Tarta Law

Protect Your Legacy in 2023

For most of us, January represents a clean slate and a fresh start. The new year is a time of reflection as well as a time of looking forward with both anticipation and wonder. What will the new year bring us? Joy or sorrow? Gain or loss?

None of us can answer those questions; however, it’s important to be prepared for whatever the coming year brings—especially unfortunate events, such as death or divorce.

Steven W. Tarta, Esq., has been helping people prepare with estate planning services since 1972. Throughout his years of experience, Steve has “seen it all.” His conservative and professional approach is centered on analyzing his client’s objectives while considering their unique situations and their assets and liabilities. This process allows him to match his client to the appropriate strategies for asset preservation, quality of life planning, and reduction of probate expense.

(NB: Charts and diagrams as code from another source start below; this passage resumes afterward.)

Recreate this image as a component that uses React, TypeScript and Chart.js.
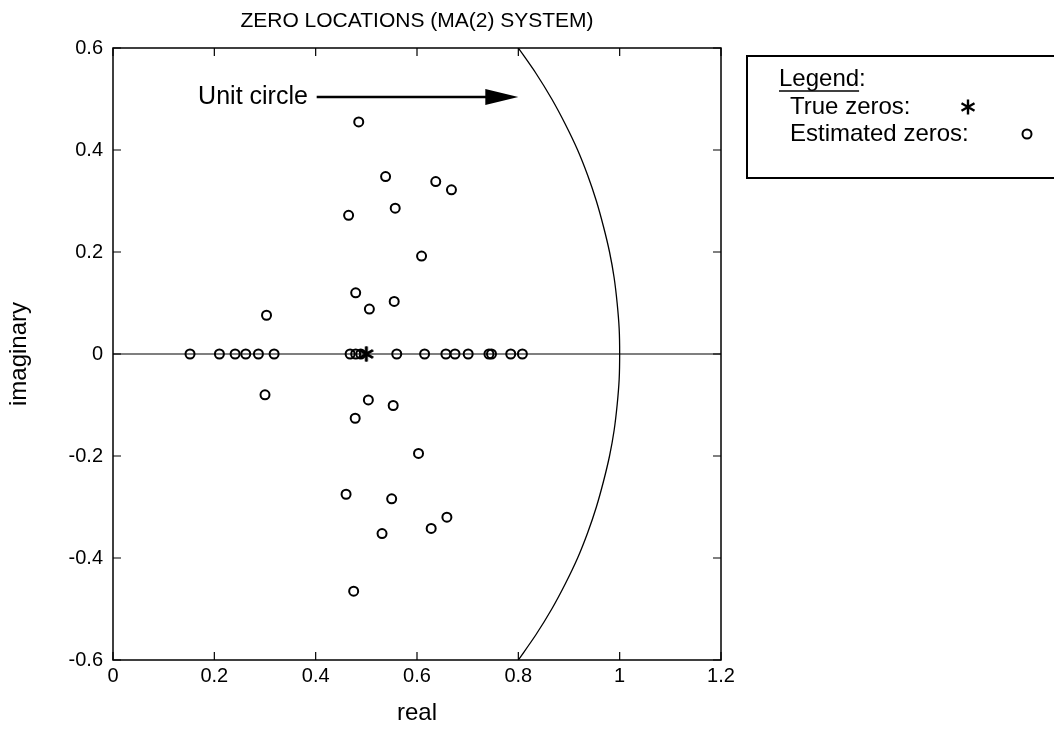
import React, { useEffect, useRef } from 'react';
import { Chart, registerables } from 'chart.js';

Chart.register(...registerables);

// ---------- data ----------
const xTicks = [0, 0.2, 0.4, 0.6, 0.8, 1, 1.2];
const xTickLabels = ['0', '0.2', '0.4', '0.6', '0.8', '1', '1.2'];
const yTicks = [-0.6, -0.4, -0.2, 0, 0.2, 0.4, 0.6];
const yTickLabels = ['-0.6', '-0.4', '-0.2', '0', '0.2', '0.4', '0.6'];

// estimated zeros (real part, imaginary part)
const estReal = [
  // upper half plane
  0.485, 0.538, 0.637, 0.668, 0.465, 0.557, 0.609, 0.479, 0.555, 0.506, 0.303,
  // lower half plane
  0.300, 0.504, 0.553, 0.478, 0.603, 0.460, 0.550, 0.628, 0.659, 0.531, 0.475,
  // on the real axis
  0.152, 0.210, 0.241, 0.262, 0.287, 0.318, 0.468, 0.479, 0.489, 0.560, 0.615,
  0.657, 0.675, 0.701, 0.742, 0.747, 0.785, 0.808,
];
const estImag = [
  0.455, 0.348, 0.338, 0.322, 0.272, 0.286, 0.192, 0.120, 0.103, 0.088, 0.076,
  -0.080, -0.090, -0.101, -0.126, -0.195, -0.275, -0.284, -0.342, -0.320, -0.352, -0.465,
  0, 0, 0, 0, 0, 0, 0, 0, 0, 0, 0,
  0, 0, 0, 0, 0, 0, 0,
];

// true zeros
const trueReal = [0.5, 0.5];
const trueImag = [0, 0];

// unit circle (visible arc)
const circleImag = [
  0.6, 0.55, 0.5, 0.45, 0.4, 0.35, 0.3, 0.25, 0.2, 0.15, 0.1, 0.05, 0,
  -0.05, -0.1, -0.15, -0.2, -0.25, -0.3, -0.35, -0.4, -0.45, -0.5, -0.55, -0.6,
];
const circleReal = [
  0.8, 0.835, 0.866, 0.893, 0.917, 0.937, 0.954, 0.968, 0.98, 0.989, 0.995, 0.999, 1,
  0.999, 0.995, 0.989, 0.98, 0.968, 0.954, 0.937, 0.917, 0.893, 0.866, 0.835, 0.8,
];

// real axis line
const axisReal = [0, 1.2];
const axisImag = [0, 0];

const titleText = 'ZERO LOCATIONS (MA(2) SYSTEM)';
const xTitle = 'real';
const yTitle = 'imaginary';
const annotationText = 'Unit circle';
const legendTitle = 'Legend';
const legendTrue = 'True zeros:';
const legendEst = 'Estimated zeros:';

// ---------- layout ----------
const W = 1054;
const H = 744;
const PLOT_LEFT = 113;
const PLOT_RIGHT = 721;
const PLOT_TOP = 48;
const PLOT_BOTTOM = 660;
const FONT = '"Liberation Sans", Arial, Helvetica, sans-serif';

const zip = (xs: number[], ys: number[]) => xs.map((x, i) => ({ x, y: ys[i] }));

function makeStar(): HTMLCanvasElement {
  const c = document.createElement('canvas');
  const s = 18;
  c.width = s;
  c.height = s;
  const g = c.getContext('2d')!;
  g.strokeStyle = '#000';
  g.lineWidth = 2.4;
  g.lineCap = 'butt';
  const cx = s / 2;
  const cy = s / 2;
  const r = 7.5;
  const angles = [90, 30, 150];
  g.beginPath();
  angles.forEach((a) => {
    const rad = (a * Math.PI) / 180;
    g.moveTo(cx - r * Math.cos(rad), cy - r * Math.sin(rad));
    g.lineTo(cx + r * Math.cos(rad), cy + r * Math.sin(rad));
  });
  g.stroke();
  return c;
}

const overlayPlugin = {
  id: 'overlay',
  afterDraw(chart: any) {
    const { ctx, chartArea: a } = chart;
    const xs = chart.scales.x;
    const ys = chart.scales.y;
    ctx.save();
    ctx.strokeStyle = '#000';
    ctx.fillStyle = '#000';

    // plot frame
    ctx.lineWidth = 1.5;
    ctx.strokeRect(a.left, a.top, a.right - a.left, a.bottom - a.top);

    // inward ticks on all four sides
    const tl = 8;
    ctx.lineWidth = 1.2;
    ctx.beginPath();
    xTicks.forEach((v) => {
      const px = xs.getPixelForValue(v);
      ctx.moveTo(px, a.bottom);
      ctx.lineTo(px, a.bottom - tl);
      ctx.moveTo(px, a.top);
      ctx.lineTo(px, a.top + tl);
    });
    yTicks.forEach((v) => {
      const py = ys.getPixelForValue(v);
      ctx.moveTo(a.left, py);
      ctx.lineTo(a.left + tl, py);
      ctx.moveTo(a.right, py);
      ctx.lineTo(a.right - tl, py);
    });
    ctx.stroke();

    // titles
    ctx.font = `21px ${FONT}`;
    ctx.textAlign = 'center';
    ctx.textBaseline = 'middle';
    ctx.fillText(titleText, (a.left + a.right) / 2, 21);
    ctx.font = `24px ${FONT}`;
    ctx.fillText(xTitle, (a.left + a.right) / 2, 713);
    ctx.save();
    ctx.translate(19, (a.top + a.bottom) / 2);
    ctx.rotate(-Math.PI / 2);
    ctx.fillText(yTitle, 0, 0);
    ctx.restore();

    // "Unit circle" annotation with arrow
    const ay = ys.getPixelForValue(0.504);
    ctx.font = `25px ${FONT}`;
    ctx.textAlign = 'left';
    ctx.fillText(annotationText, xs.getPixelForValue(0.168), ay);
    const x0 = xs.getPixelForValue(0.402);
    const x1 = xs.getPixelForValue(0.8);
    const headL = 33;
    const headH = 8;
    ctx.lineWidth = 2.5;
    ctx.beginPath();
    ctx.moveTo(x0, ay);
    ctx.lineTo(x1 - headL + 2, ay);
    ctx.stroke();
    ctx.beginPath();
    ctx.moveTo(x1, ay);
    ctx.lineTo(x1 - headL, ay - headH);
    ctx.lineTo(x1 - headL, ay + headH);
    ctx.closePath();
    ctx.fill();

    // legend box
    const lx = 747;
    const ly = 56;
    ctx.lineWidth = 2;
    ctx.strokeRect(lx, ly, 340, 122);
    ctx.font = `24px ${FONT}`;
    ctx.textAlign = 'left';
    ctx.textBaseline = 'middle';
    const legX = 779;
    ctx.fillText(legendTitle, legX, 79);
    const lw = ctx.measureText(legendTitle).width;
    ctx.fillText(':', legX + lw, 79);
    ctx.lineWidth = 1.4;
    ctx.beginPath();
    ctx.moveTo(legX, 91);
    ctx.lineTo(legX + lw, 91);
    ctx.stroke();
    ctx.fillText(legendTrue, 790, 107);
    ctx.fillText(legendEst, 790, 134);
    // legend markers
    const star = (chart as any).$star as HTMLCanvasElement;
    if (star) ctx.drawImage(star, 968 - star.width / 2, 107 - star.height / 2);
    ctx.lineWidth = 2;
    ctx.beginPath();
    ctx.arc(1027, 134, 4.5, 0, Math.PI * 2);
    ctx.stroke();

    ctx.restore();
  },
};

export default function App() {
  const canvasRef = useRef<HTMLCanvasElement | null>(null);

  useEffect(() => {
    const canvas = canvasRef.current;
    if (!canvas) return;
    const star = makeStar();
    const chart = new Chart(canvas, {
      type: 'scatter',
      data: {
        datasets: [
          {
            label: 'real axis',
            data: zip(axisReal, axisImag),
            showLine: true,
            borderColor: '#000',
            borderWidth: 1.2,
            pointRadius: 0,
            fill: false,
          },
          {
            label: 'unit circle',
            data: zip(circleReal, circleImag),
            showLine: true,
            borderColor: '#000',
            borderWidth: 1.3,
            pointRadius: 0,
            tension: 0.3,
            fill: false,
          },
          {
            label: 'Estimated zeros',
            data: zip(estReal, estImag),
            pointStyle: 'circle',
            pointRadius: 4.5,
            pointBorderWidth: 2,
            borderColor: '#000',
            backgroundColor: 'rgba(0,0,0,0)',
            pointBackgroundColor: 'rgba(0,0,0,0)',
            pointBorderColor: '#000',
          },
          {
            label: 'True zeros',
            data: zip(trueReal, trueImag),
            pointStyle: star as any,
            pointRadius: 9,
            borderColor: '#000',
            backgroundColor: '#000',
          },
        ],
      },
      options: {
        responsive: false,
        animation: false,
        layout: {
          padding: { left: 0, top: PLOT_TOP, right: W - PLOT_RIGHT, bottom: 0 },
        },
        plugins: {
          legend: { display: false },
          tooltip: { enabled: false },
          title: { display: false },
        },
        scales: {
          x: {
            type: 'linear',
            min: 0,
            max: 1.2,
            grid: { display: false, drawTicks: false },
            border: { display: false },
            afterFit: (s: any) => {
              s.height = H - PLOT_BOTTOM;
            },
            afterBuildTicks: (s: any) => {
              s.ticks = xTicks.map((v) => ({ value: v }));
            },
            ticks: {
              color: '#000',
              padding: 4,
              maxRotation: 0,
              font: { size: 20, family: FONT },
              callback: (_v: any, i: number) => xTickLabels[i],
            },
          },
          y: {
            type: 'linear',
            min: -0.6,
            max: 0.6,
            grid: { display: false, drawTicks: false },
            border: { display: false },
            afterFit: (s: any) => {
              s.width = PLOT_LEFT;
            },
            afterBuildTicks: (s: any) => {
              s.ticks = yTicks.map((v) => ({ value: v }));
            },
            ticks: {
              color: '#000',
              padding: 10,
              font: { size: 20, family: FONT },
              callback: (_v: any, i: number) => yTickLabels[i],
            },
          },
        },
      },
      plugins: [overlayPlugin],
    } as any);
    (chart as any).$star = star;
    chart.draw();
    return () => chart.destroy();
  }, []);

  return (
    <div style={{ position: 'absolute', left: 0, top: 0, width: W, height: H, background: '#fff' }}>
      <canvas ref={canvasRef} width={W} height={H} style={{ display: 'block' }} />
    </div>
  );
}
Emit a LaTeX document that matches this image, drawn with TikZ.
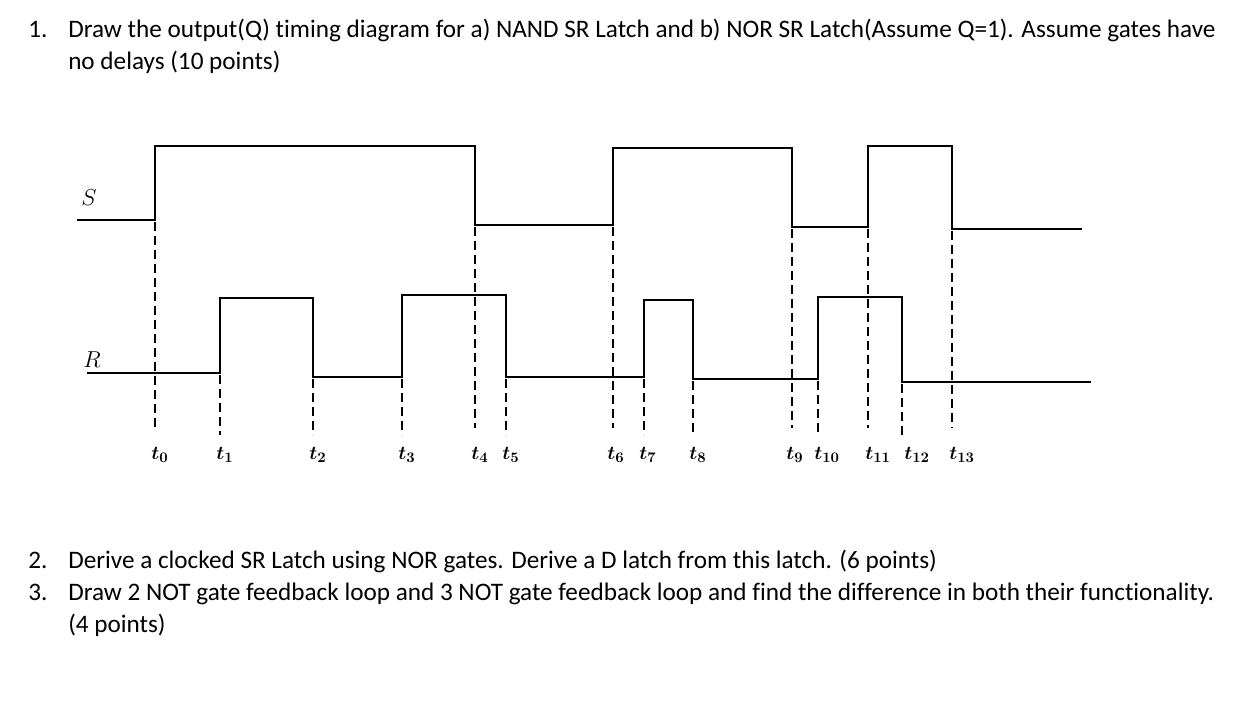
\documentclass[tikz,border=0pt]{standalone}
\usepackage{fontspec}
\setmainfont{Carlito}[Ligatures=NoCommon]
\usepackage{tikz}
\usetikzlibrary{calc}

\begin{document}
\begin{tikzpicture}[line cap=butt,line join=miter,x=0.75pt,y=-0.75pt,
    wave/.style={line width=1.5pt},
    guide/.style={line width=1.2pt,dash pattern=on 6.5pt off 4pt},
    tlabel/.style={inner sep=0pt,font=\fontsize{15}{15}\selectfont\boldmath},
    siglabel/.style={inner sep=0pt,font=\fontsize{17}{17}\selectfont},
    qtext/.style={anchor=base west,inner sep=0pt,font=\fontsize{18.9}{22}\selectfont}]
    \useasboundingbox (0,0) rectangle (1256,716);
    % question 1
    \node[qtext] (num1) at (28,38) {1.};
    \node[qtext] (q1a) at (68,38) {Draw the output(Q) timing diagram for a) NAND SR Latch and b) NOR SR Latch(Assume Q=1). Assume gates have};
    \node[qtext] (q1b) at (68,70) {no delays (10 points)};
    % signal S
    \draw [wave] (77,220)-- (155,220)-- (155,146)-- (475,146)-- (475,225)-- (613,225)-- (613,148)-- (792,148)-- (792,227)-- (868,227)-- (868,146)-- (952,146)-- (952,229)-- (1082,229);
    \node[siglabel] (sname) at (89,198) {$S$};
    % signal R
    \draw [wave] (87,373)-- (220,373)-- (220,298)-- (313,298)-- (313,377)-- (402,377)-- (402,295)-- (506,295)-- (506,377)-- (644,377)-- (644,300)-- (693,300)-- (693,379)-- (818,379)-- (818,297)-- (902,297)-- (902,382)-- (1091,382);
    \node[siglabel] (rname) at (92,360) {$R$};
    % time marks
    \draw [guide] (155,222)-- (155,428);
    \draw [guide] (220,375)-- (220,435);
    \draw [guide] (313,379)-- (313,435);
    \draw [guide] (402,379)-- (402,435);
    \draw [guide] (475,227)-- (475,428);
    \draw [guide] (506,379)-- (506,435);
    \draw [guide] (613,227)-- (613,428);
    \draw [guide] (644,379)-- (644,435);
    \draw [guide] (693,381)-- (693,435);
    \draw [guide] (792,229)-- (792,428);
    \draw [guide] (818,381)-- (818,435);
    \draw [guide] (868,229)-- (868,428);
    \draw [guide] (902,384)-- (902,435);
    \draw [guide] (952,231)-- (952,428);
    \node[tlabel] (t0) at (160,455) {$t_{0}$};
    \node[tlabel] (t1) at (225,455) {$t_{1}$};
    \node[tlabel] (t2) at (318,455) {$t_{2}$};
    \node[tlabel] (t3) at (407,455) {$t_{3}$};
    \node[tlabel] (t4) at (480,455) {$t_{4}$};
    \node[tlabel] (t5) at (511,455) {$t_{5}$};
    \node[tlabel] (t6) at (616,455) {$t_{6}$};
    \node[tlabel] (t7) at (648,455) {$t_{7}$};
    \node[tlabel] (t8) at (698,455) {$t_{8}$};
    \node[tlabel] (t9) at (795,455) {$t_{9}$};
    \node[tlabel] (t10) at (827,455) {$t_{10}$};
    \node[tlabel] (t11) at (878,455) {$t_{11}$};
    \node[tlabel] (t12) at (917,455) {$t_{12}$};
    \node[tlabel] (t13) at (962,455) {$t_{13}$};
    % questions 2 and 3
    \node[qtext] (num2) at (28,568) {2.};
    \node[qtext] (q2) at (68,568) {Derive a clocked SR Latch using NOR gates. Derive a D latch from this latch. (6 points)};
    \node[qtext] (num3) at (28,600) {3.};
    \node[qtext] (q3a) at (68,600) {Draw 2 NOT gate feedback loop and 3 NOT gate feedback loop and find the difference in both their functionality.};
    \node[qtext] (q3b) at (68,632) {(4 points)};
\end{tikzpicture}
\end{document}
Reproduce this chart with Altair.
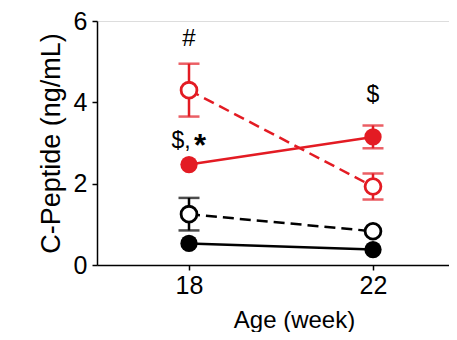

“There are three to four ‘must haves’ in everyone’s estate plan,” says Steve. “The right planning can help reduce stress for your family members and ensure that your wishes are honored when the time comes.”


A will, also known as a last will and testament, is a legal document that allows you to outline what happens to your assets after you die. If you have minor children, you can designate guardians and a plan for child care as well as select the appropriate person to manage your financial matters. “I also advise my clients to appoint a funeral representative to ensure their plans are executed throughout the funeral or memorial services. It’s also important to consider assigning a digital agent to handle all digital assets, accounts, social media platforms, and passwords,” says Steve.

“When I consult with clients who come in for a will, it’s important to understand their entire picture and what will give them peace of mind,” says Steve. “We discuss various options, including gifting money to loved ones each year. In 2023 you can gift $17,000 to any number of individuals each year without any tax repercussions. You do not need to do paperwork or hire an attorney. Just write the check—that’s good information to know!”

Wills are a critical piece of the estate package for every individual. Steve also notes that if someone dies without a will, it will be cost-prohibitive for their heirs to administer their estate. 


A trust may also be in order depending on one’s financial and personal circumstances. A trust is a legal arrangement that ensures that a person’s assets are distributed to selected beneficiaries. The individual who establishes the trust places assets in the trust’s name and appoints a third party to manage those assets on behalf of the trust creator and beneficiaries. A trust goes into effect the moment it is established, unlike a will, which goes into effect after one’s death. Trusts are private documents, whereas a will becomes public record, so if there are delicate family situations where confidentiality is critical, one may want to consider setting up a trust. A trust can also offer you protection if you become incapacitated. One of the key benefits of a trust is that it simplifies the process of transferring assets and can save the designees significant costs in probate expenses. Your attorney can guide you in the decision between an irrevocable or revocable trust. An irrevocable trust means that you have removed the asset from your portfolio. A revocable trust allows you to maintain control over your assets placed therein for the balance of your life.

Power of Attorney

A durable power of attorney is also essential when making an estate plan. “Assigning a durable power of attorney will protect your interests in the case that you are unable to express your wishes yourself,” says Steve. “It’s important to designate that control to a person you fully trust—someone who will say ‘yes’ to honor your stated wishes regardless of their own opinions.”

Living Wills

Steve also strongly recommends a living will or healthcare proxy to provide direction for your loved ones to carry out your wishes when you cannot communicate them yourself. “When I went into private practice, I searched for a living will document that laid out instructions briefly and clearly. I could not find what I wanted, so I wrote my own proxy and have successfully used it for my clients for years. It’s never been contested in court,” says Steve. “A living will basically states, ‘when I can no longer speak for myself, I appoint this person to make medical decisions for me.’ It is an essential element of your estate plan.”

In Steve’s experience, there is one misstep that many people make. “Sometimes clients don’t share the whole picture with their attorney. This may be just an oversight, or they may be embarrassed or ashamed of certain circumstances. Remember that the client-attorney privilege is completely confidential, and your words will never leave the office. It is to your benefit to share all of your information with your attorney so they can create a plan that is in your best interest.”

Protect your legacy in 2023 by establishing your estate plan. “If you have these four documents, you have a vast majority of the work done!” says Steve.


“The right planning can help reduce stress for your family members and ensure that your wishes are honored.”